STORED ROWS:
>> Start
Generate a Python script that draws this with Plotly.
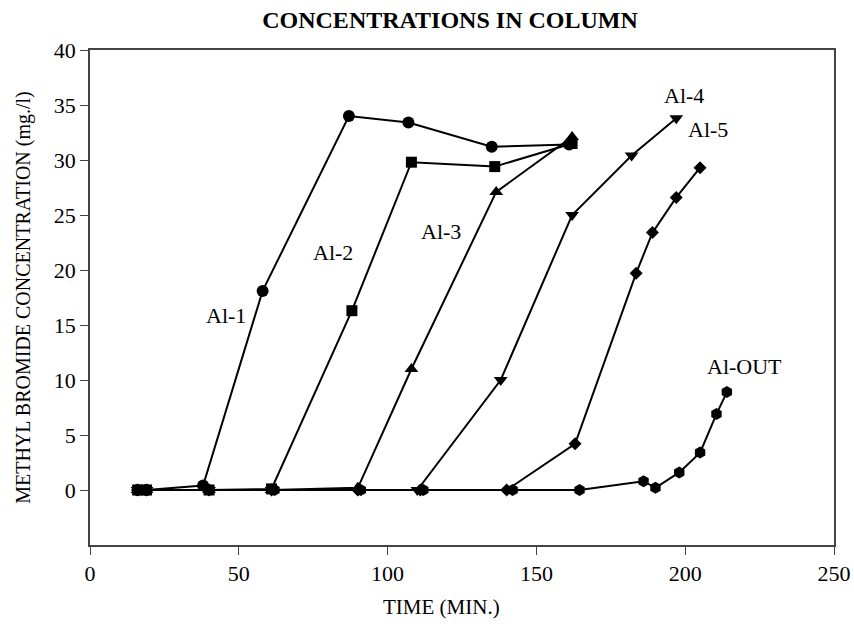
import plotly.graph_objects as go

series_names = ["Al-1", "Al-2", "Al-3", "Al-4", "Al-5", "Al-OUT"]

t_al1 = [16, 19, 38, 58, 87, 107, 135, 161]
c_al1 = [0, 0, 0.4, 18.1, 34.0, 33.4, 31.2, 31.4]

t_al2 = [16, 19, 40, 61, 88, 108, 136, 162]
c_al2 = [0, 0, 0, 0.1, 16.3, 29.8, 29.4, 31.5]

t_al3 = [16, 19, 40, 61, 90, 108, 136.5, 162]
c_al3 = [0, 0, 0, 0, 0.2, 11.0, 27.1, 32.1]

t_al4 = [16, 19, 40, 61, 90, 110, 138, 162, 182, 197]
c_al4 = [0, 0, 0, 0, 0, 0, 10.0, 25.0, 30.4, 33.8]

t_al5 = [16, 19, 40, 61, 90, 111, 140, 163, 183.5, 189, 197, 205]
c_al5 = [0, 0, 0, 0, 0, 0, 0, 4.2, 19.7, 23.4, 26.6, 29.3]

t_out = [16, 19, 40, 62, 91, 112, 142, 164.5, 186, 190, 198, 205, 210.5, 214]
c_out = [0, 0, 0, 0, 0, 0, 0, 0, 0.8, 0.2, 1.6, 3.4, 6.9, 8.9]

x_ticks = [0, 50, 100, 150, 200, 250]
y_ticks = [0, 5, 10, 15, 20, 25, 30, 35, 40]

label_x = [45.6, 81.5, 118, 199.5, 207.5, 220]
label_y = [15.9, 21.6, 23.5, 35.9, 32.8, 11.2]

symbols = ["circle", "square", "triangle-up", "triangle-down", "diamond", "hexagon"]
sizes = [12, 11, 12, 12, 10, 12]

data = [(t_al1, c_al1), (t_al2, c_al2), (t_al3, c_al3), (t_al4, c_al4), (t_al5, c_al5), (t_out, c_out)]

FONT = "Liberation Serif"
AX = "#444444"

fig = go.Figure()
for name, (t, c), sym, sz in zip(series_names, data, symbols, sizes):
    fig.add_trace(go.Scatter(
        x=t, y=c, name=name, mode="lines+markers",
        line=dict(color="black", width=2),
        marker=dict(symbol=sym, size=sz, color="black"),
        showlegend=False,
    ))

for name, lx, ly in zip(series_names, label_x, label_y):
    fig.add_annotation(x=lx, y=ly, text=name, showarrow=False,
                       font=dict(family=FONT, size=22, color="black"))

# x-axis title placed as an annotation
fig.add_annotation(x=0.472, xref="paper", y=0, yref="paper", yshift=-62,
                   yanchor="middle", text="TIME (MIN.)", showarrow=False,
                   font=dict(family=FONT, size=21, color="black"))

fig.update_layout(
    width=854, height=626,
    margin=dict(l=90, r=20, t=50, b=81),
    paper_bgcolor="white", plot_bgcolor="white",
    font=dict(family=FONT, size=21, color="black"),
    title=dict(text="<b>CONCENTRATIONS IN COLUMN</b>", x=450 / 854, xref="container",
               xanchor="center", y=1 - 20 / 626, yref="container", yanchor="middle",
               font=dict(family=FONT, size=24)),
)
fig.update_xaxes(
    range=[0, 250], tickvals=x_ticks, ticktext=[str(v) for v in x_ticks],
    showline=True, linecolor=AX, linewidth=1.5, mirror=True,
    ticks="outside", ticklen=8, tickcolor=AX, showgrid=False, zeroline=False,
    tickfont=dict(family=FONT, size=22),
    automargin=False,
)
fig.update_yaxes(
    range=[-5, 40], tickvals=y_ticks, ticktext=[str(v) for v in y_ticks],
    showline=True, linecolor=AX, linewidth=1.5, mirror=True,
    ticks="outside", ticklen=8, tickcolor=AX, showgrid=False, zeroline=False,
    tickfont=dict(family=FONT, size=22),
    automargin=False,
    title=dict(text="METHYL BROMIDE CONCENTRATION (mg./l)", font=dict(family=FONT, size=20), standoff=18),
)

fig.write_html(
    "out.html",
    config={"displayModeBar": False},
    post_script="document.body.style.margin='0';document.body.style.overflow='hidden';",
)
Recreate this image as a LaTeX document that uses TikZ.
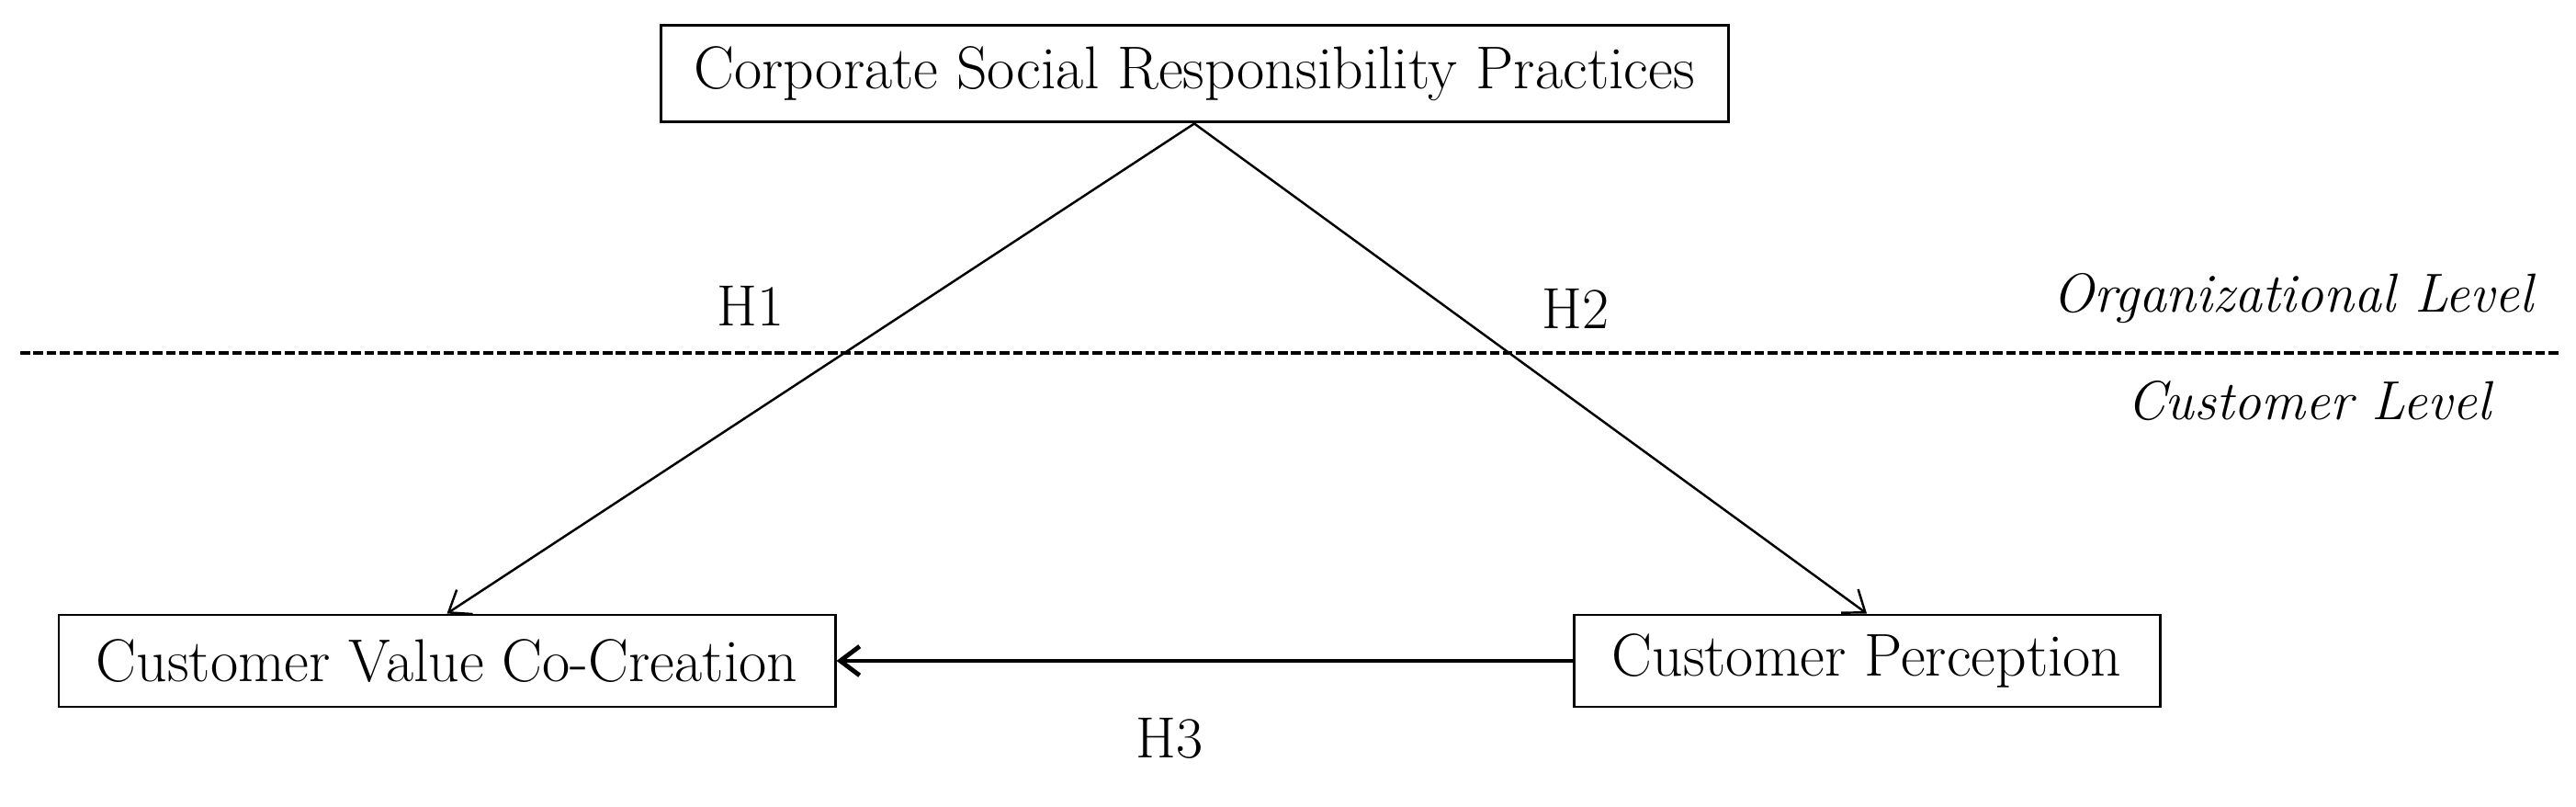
>> End
THE TASK:
Write out the data precisely as given, excluding the pictures.

WRITTEN ANSWER:
Generate a Python script that draws this with Plotly.
import plotly.graph_objects as go

series_names = ["Al-1", "Al-2", "Al-3", "Al-4", "Al-5", "Al-OUT"]

t_al1 = [16, 19, 38, 58, 87, 107, 135, 161]
c_al1 = [0, 0, 0.4, 18.1, 34.0, 33.4, 31.2, 31.4]

t_al2 = [16, 19, 40, 61, 88, 108, 136, 162]
c_al2 = [0, 0, 0, 0.1, 16.3, 29.8, 29.4, 31.5]

t_al3 = [16, 19, 40, 61, 90, 108, 136.5, 162]
c_al3 = [0, 0, 0, 0, 0.2, 11.0, 27.1, 32.1]

t_al4 = [16, 19, 40, 61, 90, 110, 138, 162, 182, 197]
c_al4 = [0, 0, 0, 0, 0, 0, 10.0, 25.0, 30.4, 33.8]

t_al5 = [16, 19, 40, 61, 90, 111, 140, 163, 183.5, 189, 197, 205]
c_al5 = [0, 0, 0, 0, 0, 0, 0, 4.2, 19.7, 23.4, 26.6, 29.3]

t_out = [16, 19, 40, 62, 91, 112, 142, 164.5, 186, 190, 198, 205, 210.5, 214]
c_out = [0, 0, 0, 0, 0, 0, 0, 0, 0.8, 0.2, 1.6, 3.4, 6.9, 8.9]

x_ticks = [0, 50, 100, 150, 200, 250]
y_ticks = [0, 5, 10, 15, 20, 25, 30, 35, 40]

label_x = [45.6, 81.5, 118, 199.5, 207.5, 220]
label_y = [15.9, 21.6, 23.5, 35.9, 32.8, 11.2]

symbols = ["circle", "square", "triangle-up", "triangle-down", "diamond", "hexagon"]
sizes = [12, 11, 12, 12, 10, 12]

data = [(t_al1, c_al1), (t_al2, c_al2), (t_al3, c_al3), (t_al4, c_al4), (t_al5, c_al5), (t_out, c_out)]

FONT = "Liberation Serif"
AX = "#444444"

fig = go.Figure()
for name, (t, c), sym, sz in zip(series_names, data, symbols, sizes):
    fig.add_trace(go.Scatter(
        x=t, y=c, name=name, mode="lines+markers",
        line=dict(color="black", width=2),
        marker=dict(symbol=sym, size=sz, color="black"),
        showlegend=False,
    ))

for name, lx, ly in zip(series_names, label_x, label_y):
    fig.add_annotation(x=lx, y=ly, text=name, showarrow=False,
                       font=dict(family=FONT, size=22, color="black"))

# x-axis title placed as an annotation
fig.add_annotation(x=0.472, xref="paper", y=0, yref="paper", yshift=-62,
                   yanchor="middle", text="TIME (MIN.)", showarrow=False,
                   font=dict(family=FONT, size=21, color="black"))

fig.update_layout(
    width=854, height=626,
    margin=dict(l=90, r=20, t=50, b=81),
    paper_bgcolor="white", plot_bgcolor="white",
    font=dict(family=FONT, size=21, color="black"),
    title=dict(text="<b>CONCENTRATIONS IN COLUMN</b>", x=450 / 854, xref="container",
               xanchor="center", y=1 - 20 / 626, yref="container", yanchor="middle",
               font=dict(family=FONT, size=24)),
)
fig.update_xaxes(
    range=[0, 250], tickvals=x_ticks, ticktext=[str(v) for v in x_ticks],
    showline=True, linecolor=AX, linewidth=1.5, mirror=True,
    ticks="outside", ticklen=8, tickcolor=AX, showgrid=False, zeroline=False,
    tickfont=dict(family=FONT, size=22),
    automargin=False,
)
fig.update_yaxes(
    range=[-5, 40], tickvals=y_ticks, ticktext=[str(v) for v in y_ticks],
    showline=True, linecolor=AX, linewidth=1.5, mirror=True,
    ticks="outside", ticklen=8, tickcolor=AX, showgrid=False, zeroline=False,
    tickfont=dict(family=FONT, size=22),
    automargin=False,
    title=dict(text="METHYL BROMIDE CONCENTRATION (mg./l)", font=dict(family=FONT, size=20), standoff=18),
)

fig.write_html(
    "out.html",
    config={"displayModeBar": False},
    post_script="document.body.style.margin='0';document.body.style.overflow='hidden';",
)
Recreate this image as a LaTeX document that uses TikZ.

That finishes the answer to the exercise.